Jaime Felipa

Personal information
- Born: 13 June 1944 Willemstad, Curaçao
- Died: 5 March 2011 (aged 66) Willemstad, Curaçao

Sport
- Sport: Judo

Medal record
Men's judo
Representing Netherlands Antilles
Pan American Games
| Silver medal – second place | 1975 Mexico City | Open |
| Bronze medal – third place | 1979 San Juan | Heavyweight |
Central American and Caribbean Games
| Gold medal – first place | 1974 Santo Domingo | Open |
| Silver medal – second place | 1978 Medellín | Heavyweight |
| Bronze medal – third place | 1978 Medellín | Open |

= Jaime Felipa =

Curaçaoan judoka (1944–2011)

Jaime Antonio Felipa (13 June 1944 - 5 March 2011) was a Curaçaoan judoka. During his career, he found success in regional competitions, earning medals at the Pan American Games and Central American and Caribbean Games. He also competed for the Netherlands Antilles at the 1976 Summer Olympics. For his services in sport, he was named the 1974 Sportsman of the Year by the Sportswriters Association of Curaçao and was posthumously inducted into the Curaçao Olympic Committee Hall of Fame.
==Biography==
Jaime Antonio Felipa was born on 13 June 1944 in Willemstad, Curaçao. Throughout his judo career, he adopted the nicknames "Giant Felipa" and "The Curaçao Giant".

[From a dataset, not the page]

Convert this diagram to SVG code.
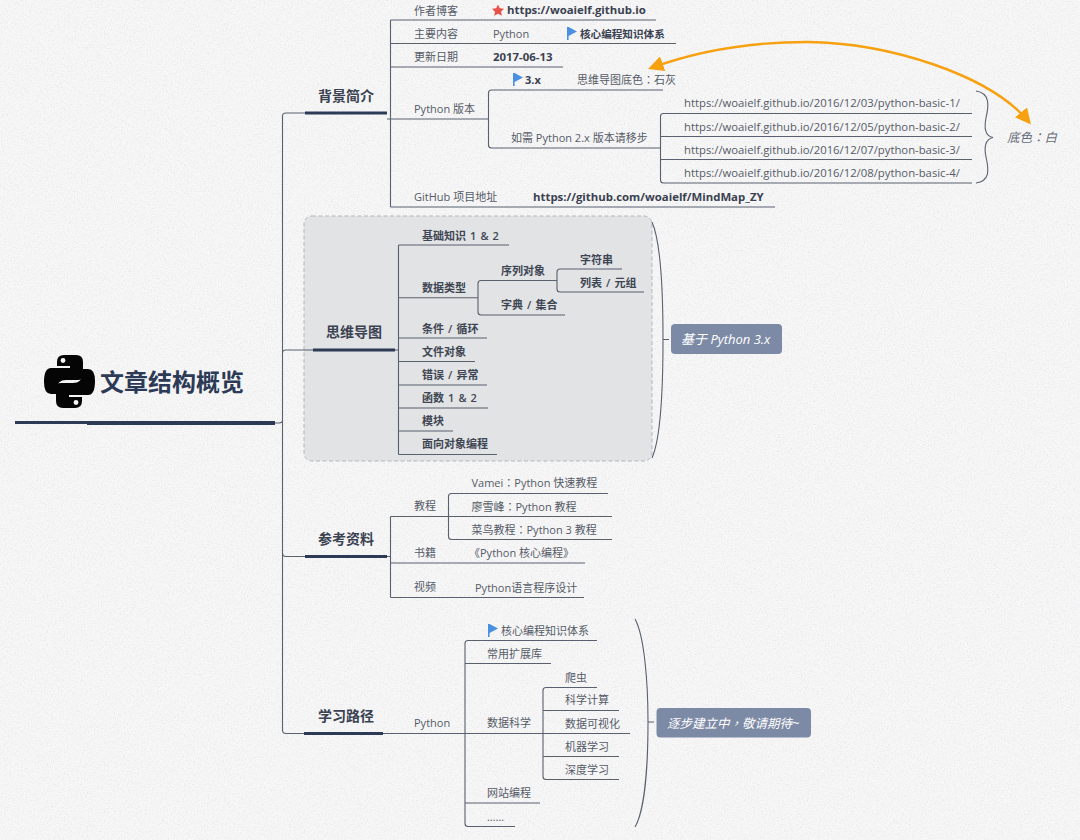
<svg xmlns="http://www.w3.org/2000/svg" width="1080" height="840" viewBox="0 0 1080 840">
<style>
text{font-family:"Open Sans","Noto Sans CJK SC","Noto Sans",sans-serif;font-size:11px;fill:#555b66}
tspan{font-family:"Noto Sans CJK TC",sans-serif}
.u{font-size:11.300px}
.b{font-weight:700;fill:#3a4150}
.lb{font-size:11.400px}
.m{font-weight:600;fill:#3f4653}
.w{word-spacing:1.200px}
.t{font-size:14px;font-weight:700;fill:#3a4150}
.n{font-size:12.500px;font-style:italic;fill:#fff}
.i{font-size:12.500px;font-style:italic;fill:#666c78}
.l{fill:none;stroke:#59606e;stroke-width:1.100}
.h{fill:none;stroke:#2c3a56;stroke-width:3}
.fl{fill:#4a90e2}
</style>
<defs>
<path id="flag" d="M0 0H1.600V13H0ZM1.600 0L10 4.600L1.600 9Z"/>
<marker id="ar" viewBox="0 0 10 10" refX="8" refY="5" markerWidth="6.500" markerHeight="6.500" orient="auto-start-reverse"><path d="M0 0L10 5L0 10Z" fill="#f7a010"/></marker>
<filter id="grain" x="0" y="0" width="100%" height="100%"><feTurbulence type="fractalNoise" baseFrequency="0.7" numOctaves="2" seed="4"/><feColorMatrix values="0 0 0 0 0.45 0 0 0 0 0.45 0 0 0 0 0.47 0.35 0.35 0 0 -0.32"/></filter>
</defs>
<rect width="1080" height="840" fill="#f7f7f8"/>
<rect width="1080" height="840" filter="url(#grain)"/>
<rect x="304" y="216" width="348" height="245" rx="8" fill="#e1e3e5" stroke="#b4b7bb" stroke-dasharray="4 2.500"/>
<g id="connectors">
<path class="l" d="M275 423H279Q282.500 423 282.500 420V116Q282.500 113 286 113H305M282.500 353Q282.500 350 286 350H313M282.500 420V553Q282.500 556.500 286 556.500H305M282.500 553V730Q282.500 733.500 286 733.500H305"/>
<path class="h" d="M15 422.500H275M87 423.500H275"/>
<path class="h" d="M305 113H387M313 350H395M305 556.500H387M304 733.500H383"/>
<path class="l" d="M387 119H488M390.500 20V207M390.500 20H656M390.500 43.500H676M390.500 67H563M390.500 207H775"/>
<path class="l" d="M663 90H491.500Q488.500 90 488.500 93V145Q488.500 148 491.500 148H660.500"/>
<path class="l" d="M972 113.500H663.500Q660.500 113.500 660.500 116.500V180Q660.500 183 663.500 183H972M660.500 136.500H972M660.500 159.500H972"/>
<path class="l" d="M395 350H398.500M398.500 245V454.500M398.500 245H509M398.500 297.700H478M398.500 338H487M398.500 361.500H475M398.500 385H487M398.500 408H488M398.500 431H453M398.500 454.500H497"/>
<path class="l" d="M557 280.500H481Q478 280.500 478 283.500V312Q478 315 481 315H565"/>
<path class="l" d="M622 269H560Q557 269 557 272V289Q557 292 560 292H644"/>
<path class="l" d="M387 556.500H390.500M390.500 516.500V597.500M390.500 516.500H449M390.500 563H585M390.500 597.500H584"/>
<path class="l" d="M608 493.500H451.500Q448.500 493.500 448.500 496.500V536.500Q448.500 539.500 451.500 539.500H612M448.500 516.500H612"/>
<path class="l" d="M383 733.500H630"/>
<path class="l" d="M597 640.500H468Q465 640.500 465 643.500V823.500Q465 826.500 468 826.500H515M465 663.500H551M465 803H540"/>
<path class="l" d="M597 687.500H546Q543 687.500 543 690.500V776.500Q543 779.500 546 779.500H619M543 710.500H619M543 756.500H619"/>
<path id="brace-urls" class="l" d="M976 91C990 93 989 105 986 118C984 128 985 136 993 137.500C985 139 984 148 986 157C989 170 990 181 976 183"/>
<path id="brace-mind" class="l" d="M652 222C660 240 663 290 663 339.500C663 390 660 440 652 458M663 339.500H669"/>
<path id="brace-learn" class="l" d="M635 619C644 635 648 680 648 722C648 770 644 812 635 827M648 722H654"/>
<path id="orange" d="M1029 122C990 75 890 43 807 42C755 42 700 50 651 68" fill="none" stroke="#f7a010" stroke-width="2.400" marker-start="url(#ar)" marker-end="url(#ar)"/>
</g>
<g id="root">
<g fill="#050505">
<path d="M64 355H76Q83 355 83 362V375Q83 380 78 380H66Q57 380 57 389V394H51Q44 394 44 382Q44 368 51 368H70V366H57V362Q57 355 64 355Z"/>
<path d="M64 355H76Q83 355 83 362V375Q83 380 78 380H66Q57 380 57 389V394H51Q44 394 44 382Q44 368 51 368H70V366H57V362Q57 355 64 355Z" transform="rotate(180 69.500 381.500)"/>
</g>
<circle cx="63" cy="360.500" r="2.400" fill="#f5f5f6"/><circle cx="76" cy="402.500" r="2.400" fill="#f5f5f6"/>
<text x="100" y="391" style="font-size:24px;font-weight:700;fill:#2c3a56">文章结构概览</text>
</g>
<g id="topic-background">
<text class="t" x="318" y="101">背景简介</text>
<text x="414" y="14.500">作者博客</text>
<path d="M498 4.500L499.800 8.300L504 8.800L501 11.700L501.800 15.800L498 13.800L494.200 15.800L495 11.700L492 8.800L496.200 8.300Z" fill="#e8504a"/>
<text class="b lb" x="507" y="14">https://woaielf.github.io</text>
<text x="414" y="37.500">主要内容</text>
<text x="493" y="37.500">Python</text>
<use href="#flag" class="fl" x="567" y="27"/>
<text class="b" x="580" y="37.500" style="font-size:10.600px">核心编程知识体系</text>
<text x="414" y="61">更新日期</text>
<text class="b lb" x="493" y="61">2017-06-13</text>
<use href="#flag" class="fl" x="513" y="73"/>
<text class="b" x="525" y="83.500">3.x</text>
<text x="577" y="84">思维导图底色<tspan>：</tspan>石灰</text>
<text x="414" y="113">Python 版本</text>
<text x="511" y="142">如需 Python 2.x 版本请移步</text>
<text class="u" x="684" y="107">https://woaielf.github.io/2016/12/03/python-basic-1/</text>
<text class="u" x="684" y="130.500">https://woaielf.github.io/2016/12/05/python-basic-2/</text>
<text class="u" x="684" y="153.500">https://woaielf.github.io/2016/12/07/python-basic-3/</text>
<text class="u" x="684" y="177">https://woaielf.github.io/2016/12/08/python-basic-4/</text>
<text class="i" x="1007" y="142">底色<tspan>：</tspan>白</text>
<text x="414" y="201">GitHub 项目地址</text>
<text class="b lb" x="533" y="201">https://github.com/woaielf/MindMap_ZY</text>
</g>
<g id="topic-mindmap">
<text class="t" x="326" y="337">思维导图</text>
<text class="m w" x="422" y="240">基础知识 1 &amp; 2</text>
<text class="m" x="422" y="292">数据类型</text>
<text class="m" x="501" y="275">序列对象</text>
<text class="m w" x="501" y="309">字典 / 集合</text>
<text class="m" x="580" y="263.500">字符串</text>
<text class="m w" x="580" y="286.500">列表 / 元组</text>
<text class="m w" x="422" y="332.500">条件 / 循环</text>
<text class="m" x="422" y="356">文件对象</text>
<text class="m w" x="422" y="379">错误 / 异常</text>
<text class="m w" x="422" y="402">函数 1 &amp; 2</text>
<text class="m" x="422" y="425">模块</text>
<text class="m" x="422" y="448">面向对象编程</text>
<rect x="671" y="324" width="111" height="30" rx="4" fill="#7d8aa6"/>
<text class="n" x="681" y="344" style="font-size:13px">基于 Python 3.x</text>
</g>
<g id="topic-references">
<text class="t" x="318" y="544">参考资料</text>
<text x="414" y="510">教程</text>
<text x="471.500" y="487">Vamei<tspan>：</tspan>Python 快速教程</text>
<text x="471.500" y="510.500">廖雪峰<tspan>：</tspan>Python 教程</text>
<text x="471.500" y="534">菜鸟教程<tspan>：</tspan>Python 3 教程</text>
<text x="414" y="557">书籍</text>
<text x="469" y="557">《Python 核心编程》</text>
<text x="414" y="591">视频</text>
<text x="475" y="592">Python语言程序设计</text>
</g>
<g id="topic-path">
<text class="t" x="318" y="721">学习路径</text>
<text x="414" y="727">Python</text>
<use href="#flag" class="fl" x="488" y="624"/>
<text x="501" y="635">核心编程知识体系</text>
<text x="487" y="658">常用扩展库</text>
<text x="487" y="727">数据科学</text>
<text x="565" y="682">爬虫</text>
<text x="565" y="704">科学计算</text>
<text x="565" y="727.500">数据可视化</text>
<text x="565" y="750.500">机器学习</text>
<text x="565" y="774">深度学习</text>
<text x="487" y="797">网站编程</text>
<text x="487" y="821">……</text>
<rect x="656.500" y="708" width="154.500" height="29.500" rx="4" fill="#7d8aa6"/>
<text class="n" x="667" y="727.500">逐步建立中<tspan>，</tspan>敬请期待~</text>
</g>
</svg>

At the 1974 Central American and Caribbean Games held in Santo Domingo, Dominican Republic, he competed in the men's open division and won the gold medal with an ippon. He also competed in the 1974 Pan American Judo Championships held in Panama and placed fifth out of the 19 entrants. He competed despite bruises and ribcage injuries he sustained from his first bout. The following year, he was named Sportsman of the Year by the Sportswriters Association of Curaçao. During this time, he worked as an airport security guard at Curaçao International Airport and held judo lessons in various locations in Curaçao such as Bandabou. That same year, he won a silver medal in the men's open division at the 1975 Pan American Games held in Mexico City.

For the 1976 Summer Olympics held in Montreal, Felipa was selected to represent the Netherlands Antilles. He competed in the men's heavyweight division though lost to eventual bronze medal winner Allen Coage in his first bout. Overall, Felipa placed equal 12th. After the 1976 Summer Games, he competed in the 1978 Central American and Caribbean Games held in Medellín, winning a silver in the men's heavyweight and a bronze in the men's open divisions. The following year, he won a bronze medal in the men's heavyweight division at the 1979 Pan American Games held in San Juan.

In 1984, he trained boxers at the Sentro di Bario Brievengat, a cultural center. He died on 6 March 2011 in Willemstad at the age of 66. In 2024, he was posthumously inducted into the Curaçao Olympic Committee Hall of Fame.